The living room of Brian Ellis' Escondido home is littered with musical instruments, music and random miscellanea. There are guitars and keyboards, and a laptop open to some studio recording software. Next to his laptop are two DJ turntables, and a long stack of records—the one on top is a rare LP by enigmatic third-stream jazz artist Moondog. Just next to the kitchen is a leather-upholstered bar with a foot-tall Ninja Turtle standing on top.
Compared to what he has in a studio space in another part of Escondido, Ellis says this isn't really that much gear. There he has an even bigger collection of guitars, amplifiers and synths, as well as his saxophone and even a sitar. Not that he considers himself particularly skilled at playing sitar, he admits.
"I've just done YouTube lessons," he says. "It would be really awesome to meet someone who actually plays. I know I'm doing something wrong. It's such a traditional thing."
As Ellis' gear would suggest, his musical scope is wider than most. Since he was a teenager, Ellis has been on an ongoing journey to broaden his musical horizons. He started the epic post-rock group Lights and Sirens as a teenager about 15 years ago, later joining psychedelic prog-rock outfit Psicomagia and heavy psych outfit Astra.

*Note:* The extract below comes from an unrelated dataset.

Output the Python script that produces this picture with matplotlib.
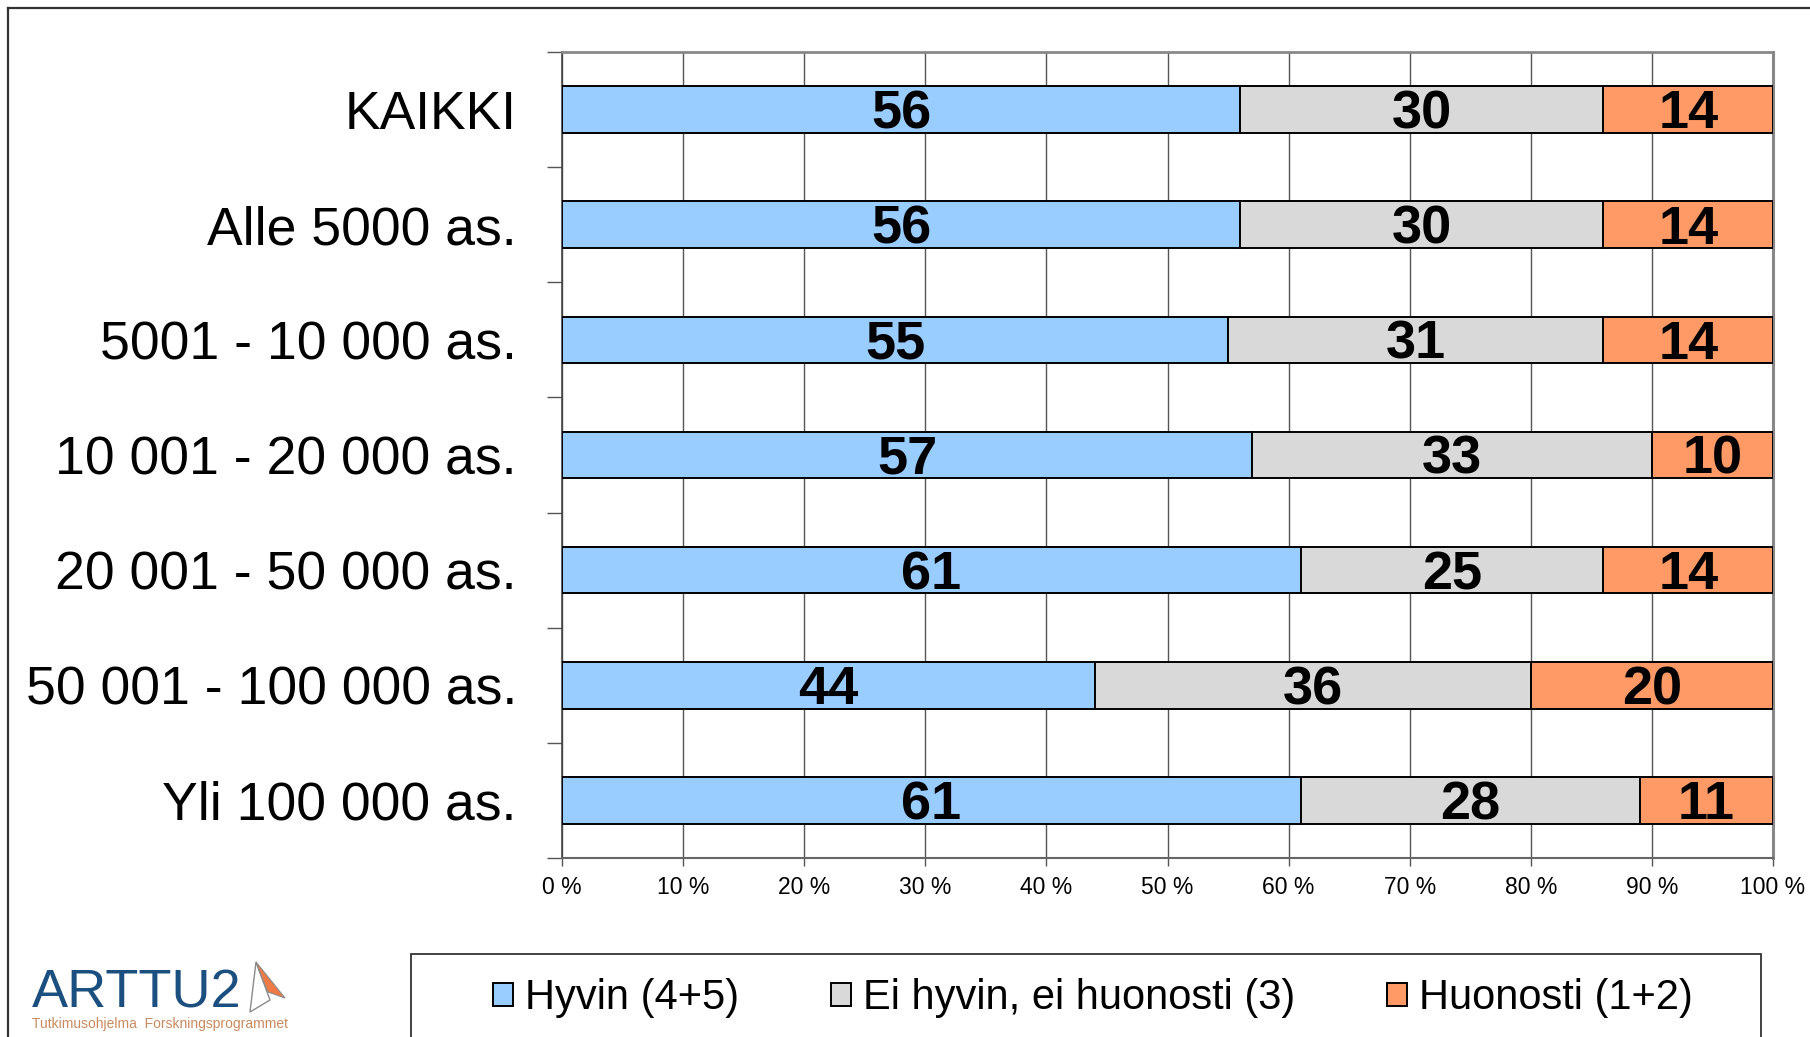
import matplotlib
matplotlib.use("Agg")
import matplotlib.pyplot as plt
from matplotlib.patches import Rectangle, Polygon
from matplotlib.lines import Line2D
import numpy as np

categories = ["KAIKKI", "Alle 5000 as.", "5001 - 10 000 as.", "10 001 - 20 000 as.",
              "20 001 - 50 000 as.", "50 001 - 100 000 as.", "Yli 100 000 as."]
hyvin = [56, 56, 55, 57, 61, 44, 61]
ei_hyvin = [30, 30, 31, 33, 25, 36, 28]
huonosti = [14, 14, 14, 10, 14, 20, 11]
series_names = ["Hyvin (4+5)", "Ei hyvin, ei huonosti (3)", "Huonosti (1+2)"]
colors = ["#99CCFF", "#D9D9D9", "#FF9966"]
xticks = [0, 10, 20, 30, 40, 50, 60, 70, 80, 90, 100]
xticklabels = [f"{v} %" for v in xticks]

plt.rcParams['font.family'] = ['Liberation Sans', 'DejaVu Sans']

W, H = 1810, 1037
fig = plt.figure(figsize=(W / 100, H / 100), dpi=100)
ax = fig.add_axes([562 / W, 1 - 858 / H, (1773 - 562) / W, 806 / H])

y = np.arange(len(categories))
left = np.zeros(len(categories))
bar_h = 0.405
for vals, col in zip([hyvin, ei_hyvin, huonosti], colors):
    vals = np.array(vals)
    ax.barh(y, vals, left=left, height=bar_h, color=col,
            edgecolor="black", linewidth=1.4, zorder=3)
    for yi, (l, v) in enumerate(zip(left, vals)):
        ax.annotate(str(v), xy=(l + v / 2, yi), xytext=(0, -3.5), textcoords="offset points",
                    ha="center", va="center", fontsize=39, fontweight="bold",
                    color="black", zorder=4)
    left = left + vals

ax.set_xlim(0, 100)
ax.set_ylim(len(categories) - 0.5, -0.5)

ax.set_xticks(xticks)
ax.set_xticklabels(xticklabels, fontsize=16.5)
ax.tick_params(axis="x", direction="out", length=6, width=1, color="#555555", pad=7)
ax.xaxis.grid(True, color="#555555", linewidth=1, zorder=0)

ax.set_yticks(y)
ax.set_yticklabels(categories, fontsize=38.5)
ax.tick_params(axis="y", which="major", length=0, pad=32.5)
ax.set_yticks(np.arange(-0.5, len(categories) + 0.5, 1), minor=True)
ax.tick_params(axis="y", which="minor", length=11, width=1, color="#555555")

ax.spines["top"].set_color("#888888")
ax.spines["top"].set_linewidth(2)
ax.spines["right"].set_color("#888888")
ax.spines["right"].set_linewidth(2.2)
ax.spines["left"].set_color("#444444")
ax.spines["left"].set_linewidth(1.2)
ax.spines["bottom"].set_color("#666666")
ax.spines["bottom"].set_linewidth(1.5)

# outer frame lines
fig.add_artist(Line2D([8 / W, 8 / W], [0, 1 - 8 / H], color="#333333", linewidth=1.6,
                      transform=fig.transFigure))
fig.add_artist(Line2D([8 / W, 1], [1 - 8 / H, 1 - 8 / H], color="#333333", linewidth=1.6,
                      transform=fig.transFigure))

# legend box
fig.add_artist(Rectangle((411 / W, -0.05), (1761 - 411) / W, 0.05 + 1 - 954 / H,
                         transform=fig.transFigure, facecolor="none",
                         edgecolor="#333333", linewidth=1.3, clip_on=False))
handles = [Rectangle((0, 0), 1, 1, facecolor=c, edgecolor="black", linewidth=1.4)
           for c in colors]
fig.legend(handles, series_names, loc="center", bbox_to_anchor=(1093 / W, 1 - 998 / H),
           ncol=3, frameon=False, fontsize=30, handlelength=0.47, handleheight=0.47,
           handletextpad=0.3, columnspacing=2.2, borderpad=0)

# logo
fig.text(32 / W, 1 - 1008 / H, "ARTTU2", fontsize=39, color="#1B4F80",
         ha="left", va="baseline")
fig.text(32 / W, 1 - 1024 / H, "Tutkimusohjelma  Forskningsprogrammet", fontsize=10,
         color="#C98A5E", ha="left", va="center")
fig.add_artist(Polygon([[250 / W, 1 - 1012 / H], [256 / W, 1 - 962 / H],
                        [270 / W, 1 - 1000 / H]],
                       closed=True, transform=fig.transFigure, facecolor="white",
                       edgecolor="#8a8a8a", linewidth=1.0))
fig.add_artist(Polygon([[256 / W, 1 - 962 / H], [285 / W, 1 - 998 / H],
                        [268 / W, 1 - 992 / H], [262 / W, 1 - 978 / H]],
                       closed=True, transform=fig.transFigure, facecolor="#F07A45",
                       edgecolor="#8a8a8a", linewidth=0.8))

fig.savefig("out.png", dpi=100)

He's still a member of those latter two bands, though he's since expanded his scope into even broader musical territory, having since made R&B, ambient, jazz fusion and synth-funk records.
There isn't much that Brian Ellis won't do, musically, simply because there aren't many styles of music that don't capture his interest.

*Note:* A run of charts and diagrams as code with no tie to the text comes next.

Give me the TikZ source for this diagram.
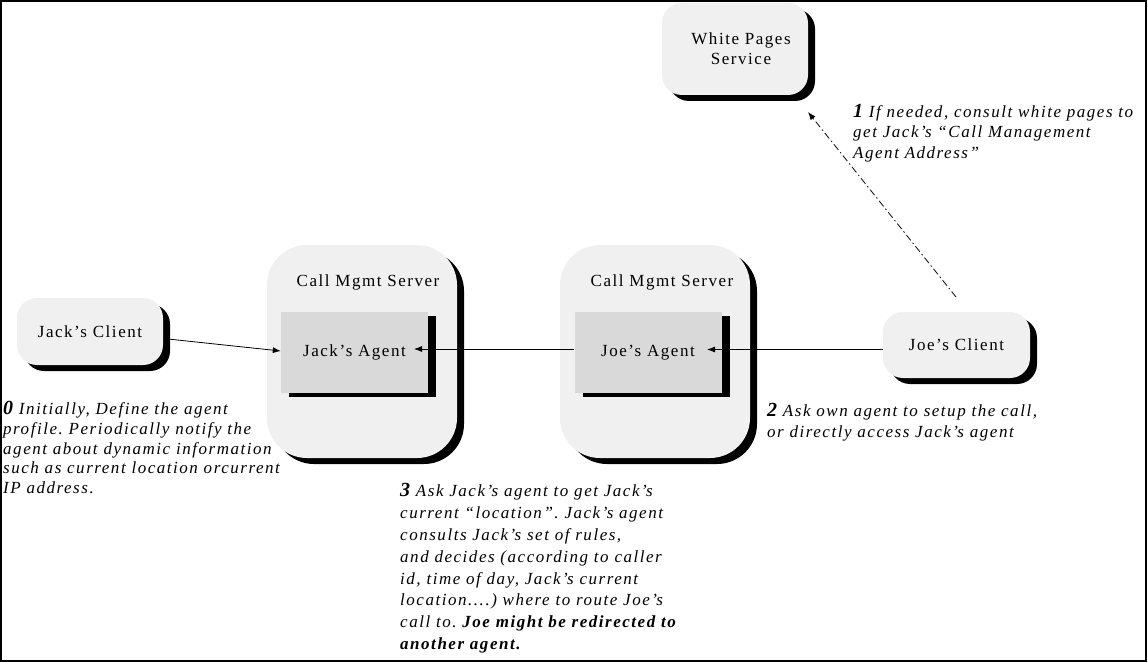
\documentclass[tikz,border=0pt]{standalone}
\usepackage{fontspec}
\setmainfont{Liberation Serif}[LetterSpace=9]
\usetikzlibrary{arrows.meta,shadows}
\definecolor{boxfill}{gray}{0.94}
\definecolor{agentfill}{gray}{0.85}
\newcommand{\stepno}[1]{{\fontsize{20}{20}\selectfont\bfseries #1}}
\frenchspacing
\begin{document}
\begin{tikzpicture}[x=1pt,y=-1pt,
  every node/.style={inner sep=0pt},
  service/.style={fill=boxfill, rounded corners=#1,
    drop shadow={shadow xshift=7pt, shadow yshift=-6pt, fill=black, opacity=1}},
  service/.default=20pt,
  agentbox/.style={fill=agentfill, minimum width=147pt, minimum height=81pt,
    drop shadow={shadow xshift=8pt, shadow yshift=-4pt, fill=black, opacity=1},
    font=\fontsize{17}{20}\selectfont},
  lbl/.style={font=\fontsize{17}{20}\selectfont, align=center},
  note/.style={anchor=north west, align=left, font=\fontsize{17}{#1}\selectfont\itshape},
  note/.default=20.5,
  link/.style={draw=black, line width=0.8pt, -{Latex[length=8pt,width=6pt]}},
]
\useasboundingbox (0,0) rectangle (1148,663);
\draw[line width=2pt] (1,1) rectangle (1146,661);

% services and clients
\node[service, minimum width=146pt, minimum height=92pt] (wp) at (735,49) {};
\node[lbl] (wplabel) at (741,49) {White Pages\\Service};

\node[service, minimum width=146pt, minimum height=67pt, lbl] (jclient) at (90,331.5) {Jack's Client};
\node[service, minimum width=147pt, minimum height=66pt, lbl] (oclient) at (956.5,345) {Joe's Client};

% call management servers with their agents
\node[service=40pt, minimum width=190pt, minimum height=213pt] (srvA) at (362,351.5) {};
\node[lbl] (srvAlabel) at (368,282) {Call Mgmt Server};
\node[agentbox] (jagent) at (354.5,352.5) {\raisebox{4pt}{Jack's Agent}};

\node[service=40pt, minimum width=190pt, minimum height=213pt] (srvB) at (655,351.5) {};
\node[lbl] (srvBlabel) at (662,282) {Call Mgmt Server};
\node[agentbox] (oagent) at (648,352.5) {\raisebox{4pt}{Joe's Agent}};

% connectors
\coordinate (jagentin) at (414,349);
\coordinate (oagentin) at (707,349.5);
\coordinate (wpin) at (808,112);
\coordinate (oclientup) at (956,297);

\draw[link] ([yshift=-7pt]jclient.east) -- ([yshift=1.5pt]jagent.west);
\draw[link] ([yshift=3.5pt]oagent.west) -- (jagentin);
\draw[link] ([yshift=-4.5pt]oclient.west) -- (oagentin);
\draw[link, dash pattern=on 7pt off 3pt on 1.5pt off 3pt] (oclientup) -- (wpin);

% step annotations
\node[note=20.5] (step1) at (853,104) {\stepno{1} If needed, consult white pages to\\get Jack's “Call Management\\Agent Address”};
\node[note=21] (step2) at (767,403) {\stepno{2} Ask own agent to setup the call,\\or directly access Jack's agent};
\node[note=19.8] (step0) at (3,401) {\stepno{0} Initially, Define the agent\\profile. Periodically notify the\\agent about dynamic information\\such as current location orcurrent\\IP address.};
\node[note=21.9] (step3) at (400,483) {\stepno{3} Ask Jack's agent to get Jack's\\current “location”. Jack's agent\\consults Jack's set of rules,\\and decides (according to caller\\id, time of day, Jack's current\\location....) where to route Joe's\\call to. \textbf{Joe might be redirected to}\\\textbf{another agent.}};
\end{tikzpicture}
\end{document}
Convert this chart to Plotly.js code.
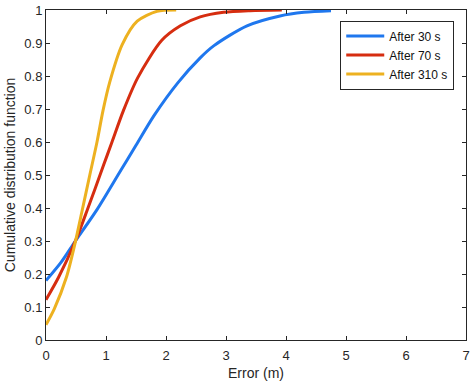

"I just listen to a ton of stuff," he says. "Everything can influence each other. I like doing a lot of different types of music. Sometimes there's a lot of genre mashing that's not good, and I feel like by doing a lot of different music...I can separate the different avenues I want to pursue and it won't come out as a jumbled cacophony—kind of defining what I want to do before I do it."

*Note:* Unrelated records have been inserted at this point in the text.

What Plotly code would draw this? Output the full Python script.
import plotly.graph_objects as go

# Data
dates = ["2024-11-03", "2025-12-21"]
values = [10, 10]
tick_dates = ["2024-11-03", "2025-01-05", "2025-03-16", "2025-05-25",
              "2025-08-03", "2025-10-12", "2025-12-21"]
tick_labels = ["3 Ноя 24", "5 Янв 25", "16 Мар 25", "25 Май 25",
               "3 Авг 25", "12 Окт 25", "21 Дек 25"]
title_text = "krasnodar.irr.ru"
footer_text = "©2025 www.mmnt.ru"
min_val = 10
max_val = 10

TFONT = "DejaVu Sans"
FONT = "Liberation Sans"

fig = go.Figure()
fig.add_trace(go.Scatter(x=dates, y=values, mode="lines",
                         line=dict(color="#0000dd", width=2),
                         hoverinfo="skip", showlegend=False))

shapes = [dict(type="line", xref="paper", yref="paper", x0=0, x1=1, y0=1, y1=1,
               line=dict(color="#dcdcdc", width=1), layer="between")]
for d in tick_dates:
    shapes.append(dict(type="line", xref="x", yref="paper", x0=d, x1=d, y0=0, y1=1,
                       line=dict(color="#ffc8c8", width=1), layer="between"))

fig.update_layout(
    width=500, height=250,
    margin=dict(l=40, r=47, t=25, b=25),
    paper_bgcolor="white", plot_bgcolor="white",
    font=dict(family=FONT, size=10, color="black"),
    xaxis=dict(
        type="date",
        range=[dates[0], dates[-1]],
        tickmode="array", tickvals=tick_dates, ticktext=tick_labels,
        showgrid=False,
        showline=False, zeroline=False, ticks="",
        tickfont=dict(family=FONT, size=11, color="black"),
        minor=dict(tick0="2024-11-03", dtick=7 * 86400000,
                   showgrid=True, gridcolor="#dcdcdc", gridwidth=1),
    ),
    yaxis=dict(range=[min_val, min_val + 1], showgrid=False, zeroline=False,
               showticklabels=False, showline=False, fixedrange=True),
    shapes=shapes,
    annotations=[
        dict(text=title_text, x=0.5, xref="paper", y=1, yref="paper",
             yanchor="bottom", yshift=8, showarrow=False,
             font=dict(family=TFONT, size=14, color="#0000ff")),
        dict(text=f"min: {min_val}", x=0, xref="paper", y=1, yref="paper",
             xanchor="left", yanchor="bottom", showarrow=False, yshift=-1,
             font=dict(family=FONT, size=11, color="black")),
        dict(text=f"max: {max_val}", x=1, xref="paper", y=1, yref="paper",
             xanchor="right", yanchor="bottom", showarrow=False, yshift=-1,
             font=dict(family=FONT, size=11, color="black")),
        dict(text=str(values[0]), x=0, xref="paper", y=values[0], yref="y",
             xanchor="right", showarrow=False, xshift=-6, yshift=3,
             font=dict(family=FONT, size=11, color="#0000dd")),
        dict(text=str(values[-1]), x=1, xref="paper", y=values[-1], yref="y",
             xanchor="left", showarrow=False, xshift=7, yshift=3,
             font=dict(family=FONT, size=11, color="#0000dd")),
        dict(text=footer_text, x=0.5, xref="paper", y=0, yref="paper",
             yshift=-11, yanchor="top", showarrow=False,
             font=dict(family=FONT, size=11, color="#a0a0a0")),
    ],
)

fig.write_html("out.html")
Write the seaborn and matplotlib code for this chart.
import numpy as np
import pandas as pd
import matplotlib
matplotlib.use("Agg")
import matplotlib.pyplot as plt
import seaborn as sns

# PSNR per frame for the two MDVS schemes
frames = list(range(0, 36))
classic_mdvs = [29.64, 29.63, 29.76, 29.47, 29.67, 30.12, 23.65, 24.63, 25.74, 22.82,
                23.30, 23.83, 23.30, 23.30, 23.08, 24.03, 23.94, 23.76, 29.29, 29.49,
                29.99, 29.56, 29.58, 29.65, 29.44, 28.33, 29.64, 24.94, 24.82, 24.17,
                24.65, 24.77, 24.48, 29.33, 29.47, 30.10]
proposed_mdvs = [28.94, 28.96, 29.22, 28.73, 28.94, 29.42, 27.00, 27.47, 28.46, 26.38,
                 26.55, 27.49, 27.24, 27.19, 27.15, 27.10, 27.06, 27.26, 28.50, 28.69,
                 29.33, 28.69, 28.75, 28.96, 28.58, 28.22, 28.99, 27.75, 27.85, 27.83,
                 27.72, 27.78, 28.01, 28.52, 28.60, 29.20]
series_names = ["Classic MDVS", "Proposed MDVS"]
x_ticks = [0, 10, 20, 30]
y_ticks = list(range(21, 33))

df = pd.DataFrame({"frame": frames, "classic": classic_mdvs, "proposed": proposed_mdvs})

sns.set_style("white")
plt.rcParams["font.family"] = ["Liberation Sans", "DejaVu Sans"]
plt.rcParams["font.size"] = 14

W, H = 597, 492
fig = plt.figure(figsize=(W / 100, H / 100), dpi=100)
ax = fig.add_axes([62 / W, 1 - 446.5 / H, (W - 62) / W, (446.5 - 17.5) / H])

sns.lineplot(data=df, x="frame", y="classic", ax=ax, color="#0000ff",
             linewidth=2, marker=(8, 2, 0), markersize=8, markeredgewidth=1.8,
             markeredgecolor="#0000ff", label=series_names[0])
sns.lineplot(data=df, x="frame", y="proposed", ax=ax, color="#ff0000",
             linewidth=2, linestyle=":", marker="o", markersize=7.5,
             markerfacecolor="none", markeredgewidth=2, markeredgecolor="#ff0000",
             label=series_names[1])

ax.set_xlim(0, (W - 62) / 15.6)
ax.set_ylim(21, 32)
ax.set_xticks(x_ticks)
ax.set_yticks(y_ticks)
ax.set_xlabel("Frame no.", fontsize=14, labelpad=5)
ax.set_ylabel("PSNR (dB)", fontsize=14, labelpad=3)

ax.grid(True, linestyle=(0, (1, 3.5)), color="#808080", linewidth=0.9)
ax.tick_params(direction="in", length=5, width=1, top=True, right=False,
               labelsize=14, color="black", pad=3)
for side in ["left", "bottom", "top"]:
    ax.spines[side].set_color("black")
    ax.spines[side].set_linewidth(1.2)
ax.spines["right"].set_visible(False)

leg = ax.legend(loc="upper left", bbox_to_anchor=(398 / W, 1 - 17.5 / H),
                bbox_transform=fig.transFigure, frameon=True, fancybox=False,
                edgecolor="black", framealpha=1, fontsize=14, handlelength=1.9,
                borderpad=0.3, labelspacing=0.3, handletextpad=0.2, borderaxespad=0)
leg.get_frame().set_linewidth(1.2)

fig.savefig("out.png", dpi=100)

Brian Ellis plays March 26 at Pour House
That endless curiosity and interest in a wide swath of music led to 2015 being one of the most productive years of Ellis' career. Last year he released three full-length albums: In the Dark, a funk record under his own name; Brian Ellis Group's Escondido Sessions, an album of electric jazz fusion; and At Dusk, a collaboration of ambient music with South Carolina producer Brian Grainger. Add to that three seven-inch singles and a handful of compilation appearances, and you have a year that'll make most other artists look downright lazy.
Even after that much output, Ellis is at work mastering a double-album slated for release later this year. The problem with trying to do so much, he says, is that he doesn't have the time to commit to all of it.
"I'm kind of swamped right now," he says. "I'm trying not to start new stuff before I finish it. It gets a little frustrating sometimes, because I distract myself. Especially when I know I have other stuff to do, that's when I really start working on stuff I'm not supposed to. I have so much stuff I have to work on right now."
Something that does work in Ellis' favor, at least in terms of increasing his productivity, is being in North County. While the region has been showing signs of an increase in musical creativity, particularly in Oceanside and Carlsbad, Ellis appreciates the fact that his hometown isn't quite as bustling. Even though playing in Astra has taken him to far off locales, going back to a sleepy burg means being able to focus.
"What I like about up here, Escondido in particular, is that you can't be cool," he says. "There's no hipsters. It doesn't really exist up here, so that kind of competition feel isn't there. It's so boring that it keeps me kind of focused on doing what I want to do. I have to create my own outlets. It's not like there's something to go out and do every night."
For how far Ellis' scope reaches, right now he's more focused on making music that's more social. His major project right now is his '80s-influenced synth-funk group, Brian Ellis' Reflection, which finds him in more of a leader role. He's been honing his chops as a vocalist via many long nights of karaoke (his go-to songs: "The Rain" by Oran "Juice" Jones and Temple of the Dog's "Hunger Strike"), and more than ever before, he's invested in making pop music—in some shape or another. He's not done challenging himself, but Ellis says that he's more interested in bringing new listeners into the tent.
"I think my pursuit is to make a universal sound that doesn't alienate a listener, but is still super musical," he says. "Someone who's really into music can take a lot out of it, but it's not abrasive. So you can't say 'This isn't for you.' There's a lot of music like that. But listening to stuff like...a lot of the early '80s funk has that sound. It has great guitar solos, it has great bass, and if you put it on at a party, everybody's into it."